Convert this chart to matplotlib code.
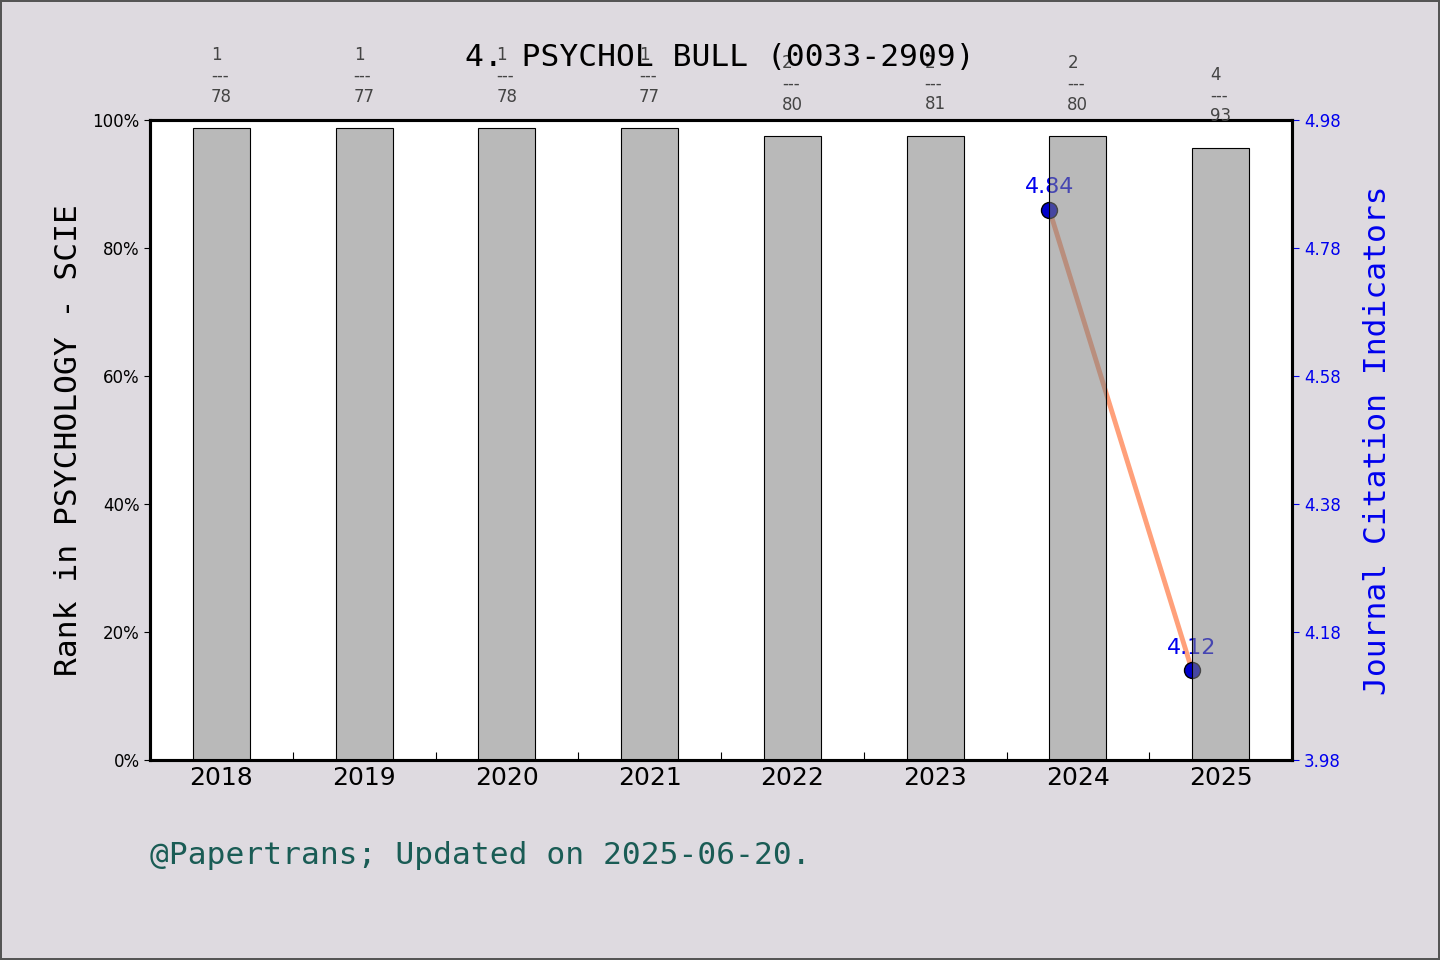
import numpy as np
import matplotlib
matplotlib.use("Agg")
import matplotlib.pyplot as plt
from matplotlib.ticker import PercentFormatter

# data
years = ["2018", "2019", "2020", "2021", "2022", "2023", "2024", "2025"]
ranks = [1, 1, 1, 1, 2, 2, 2, 4]
totals = [78, 77, 78, 77, 80, 81, 80, 93]
jci_years = ["2024", "2025"]
jci_values = [4.84, 4.12]

bg = "#dedae0"
mono = "DejaVu Sans Mono"

fig = plt.figure(figsize=(14.4, 9.6), dpi=100, facecolor=bg)
fig.patch.set_edgecolor("#555555")
fig.patch.set_linewidth(1.5)

ax = fig.add_axes([150 / 1440, 1 - 760 / 960, 1142 / 1440, 640 / 960])
ax2 = ax.twinx()

x = np.arange(len(years))
share = [1 - r / t for r, t in zip(ranks, totals)]

# bars sit above the JCI line (semi-transparent grey)
ax.set_zorder(ax2.get_zorder() + 1)
ax.patch.set_visible(False)
ax2.patch.set_visible(True)
ax2.patch.set_facecolor("white")

ax.bar(x, share, width=0.4, facecolor=(0.5, 0.5, 0.5, 0.55),
       edgecolor="black", linewidth=0.8)

for xi, s, r, t in zip(x, share, ranks, totals):
    ax.text(xi, s + 0.035, f"{r}\n---\n{t}", ha="center", va="bottom",
            multialignment="left", fontsize=12, color="#444444",
            linespacing=1.2, clip_on=False)

ax.set_xlim(-0.5, len(years) - 0.5)
ax.set_ylim(0, 1)
ax.set_xticks(x)
ax.set_xticklabels(years, fontsize=18)
ax.set_xticks(x[:-1] + 0.5, minor=True)
ax.tick_params(axis="x", which="major", length=0, pad=4)
ax.tick_params(axis="x", which="minor", direction="in", length=6, width=0.8)
ax.yaxis.set_major_formatter(PercentFormatter(1.0, decimals=0))
ax.set_yticks(np.arange(0, 1.01, 0.2))
ax.tick_params(axis="y", labelsize=12, length=4, width=0.8)
ax.set_ylabel("Rank in PSYCHOLOGY - SCIE", fontsize=22.5, family=mono, labelpad=7)

# JCI line on the right axis
jx = [years.index(y) - 0.2 for y in jci_years]
ax2.plot(jx, jci_values, color="#ffa07a", linewidth=3.5, zorder=2)
ax2.plot(jx, jci_values, "o", color="#0000cc", markeredgecolor="black",
         markersize=11.5, markeredgewidth=1, zorder=3)
for xi, v in zip(jx, jci_values):
    ax2.annotate(f"{v:.2f}", (xi, v), xytext=(0, 9), textcoords="offset points",
                 ha="center", va="bottom", fontsize=16, color="#0000ee")

ax2.set_ylim(3.98, 4.98)
ax2.set_yticks(np.arange(3.98, 4.99, 0.2))
ax2.set_yticklabels([f"{v:.2f}" for v in np.arange(3.98, 4.99, 0.2)])
ax2.tick_params(axis="y", colors="#0000ee", labelsize=12, length=5, width=0.8)
ax2.set_ylabel("Journal Citation Indicators", fontsize=22.5, family=mono,
               color="#0000ee", labelpad=16)

for a in (ax, ax2):
    for sp in a.spines.values():
        sp.set_linewidth(2.2)
        sp.set_color("black")

fig.text(0.5, 1 - 57 / 960, "4. PSYCHOL BULL (0033-2909)", ha="center",
         va="center", fontsize=22.5, family=mono)
fig.text(150 / 1440, 1 - 855 / 960, "@Papertrans; Updated on 2025-06-20.",
         ha="left", va="center", fontsize=22.5, family=mono, color="#1a5c55")

fig.savefig("out.png", dpi=100, facecolor=bg, edgecolor=fig.patch.get_edgecolor())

» **Written instruction**:
Write out the listing word for word, omitting the pictures it holds.

» **Task result**:
Convert this chart to matplotlib code.
import numpy as np
import matplotlib
matplotlib.use("Agg")
import matplotlib.pyplot as plt
from matplotlib.ticker import PercentFormatter

# data
years = ["2018", "2019", "2020", "2021", "2022", "2023", "2024", "2025"]
ranks = [1, 1, 1, 1, 2, 2, 2, 4]
totals = [78, 77, 78, 77, 80, 81, 80, 93]
jci_years = ["2024", "2025"]
jci_values = [4.84, 4.12]

bg = "#dedae0"
mono = "DejaVu Sans Mono"

fig = plt.figure(figsize=(14.4, 9.6), dpi=100, facecolor=bg)
fig.patch.set_edgecolor("#555555")
fig.patch.set_linewidth(1.5)

ax = fig.add_axes([150 / 1440, 1 - 760 / 960, 1142 / 1440, 640 / 960])
ax2 = ax.twinx()

x = np.arange(len(years))
share = [1 - r / t for r, t in zip(ranks, totals)]

# bars sit above the JCI line (semi-transparent grey)
ax.set_zorder(ax2.get_zorder() + 1)
ax.patch.set_visible(False)
ax2.patch.set_visible(True)
ax2.patch.set_facecolor("white")

ax.bar(x, share, width=0.4, facecolor=(0.5, 0.5, 0.5, 0.55),
       edgecolor="black", linewidth=0.8)

for xi, s, r, t in zip(x, share, ranks, totals):
    ax.text(xi, s + 0.035, f"{r}\n---\n{t}", ha="center", va="bottom",
            multialignment="left", fontsize=12, color="#444444",
            linespacing=1.2, clip_on=False)

ax.set_xlim(-0.5, len(years) - 0.5)
ax.set_ylim(0, 1)
ax.set_xticks(x)
ax.set_xticklabels(years, fontsize=18)
ax.set_xticks(x[:-1] + 0.5, minor=True)
ax.tick_params(axis="x", which="major", length=0, pad=4)
ax.tick_params(axis="x", which="minor", direction="in", length=6, width=0.8)
ax.yaxis.set_major_formatter(PercentFormatter(1.0, decimals=0))
ax.set_yticks(np.arange(0, 1.01, 0.2))
ax.tick_params(axis="y", labelsize=12, length=4, width=0.8)
ax.set_ylabel("Rank in PSYCHOLOGY - SCIE", fontsize=22.5, family=mono, labelpad=7)

# JCI line on the right axis
jx = [years.index(y) - 0.2 for y in jci_years]
ax2.plot(jx, jci_values, color="#ffa07a", linewidth=3.5, zorder=2)
ax2.plot(jx, jci_values, "o", color="#0000cc", markeredgecolor="black",
         markersize=11.5, markeredgewidth=1, zorder=3)
for xi, v in zip(jx, jci_values):
    ax2.annotate(f"{v:.2f}", (xi, v), xytext=(0, 9), textcoords="offset points",
                 ha="center", va="bottom", fontsize=16, color="#0000ee")

ax2.set_ylim(3.98, 4.98)
ax2.set_yticks(np.arange(3.98, 4.99, 0.2))
ax2.set_yticklabels([f"{v:.2f}" for v in np.arange(3.98, 4.99, 0.2)])
ax2.tick_params(axis="y", colors="#0000ee", labelsize=12, length=5, width=0.8)
ax2.set_ylabel("Journal Citation Indicators", fontsize=22.5, family=mono,
               color="#0000ee", labelpad=16)

for a in (ax, ax2):
    for sp in a.spines.values():
        sp.set_linewidth(2.2)
        sp.set_color("black")

fig.text(0.5, 1 - 57 / 960, "4. PSYCHOL BULL (0033-2909)", ha="center",
         va="center", fontsize=22.5, family=mono)
fig.text(150 / 1440, 1 - 855 / 960, "@Papertrans; Updated on 2025-06-20.",
         ha="left", va="center", fontsize=22.5, family=mono, color="#1a5c55")

fig.savefig("out.png", dpi=100, facecolor=bg, edgecolor=fig.patch.get_edgecolor())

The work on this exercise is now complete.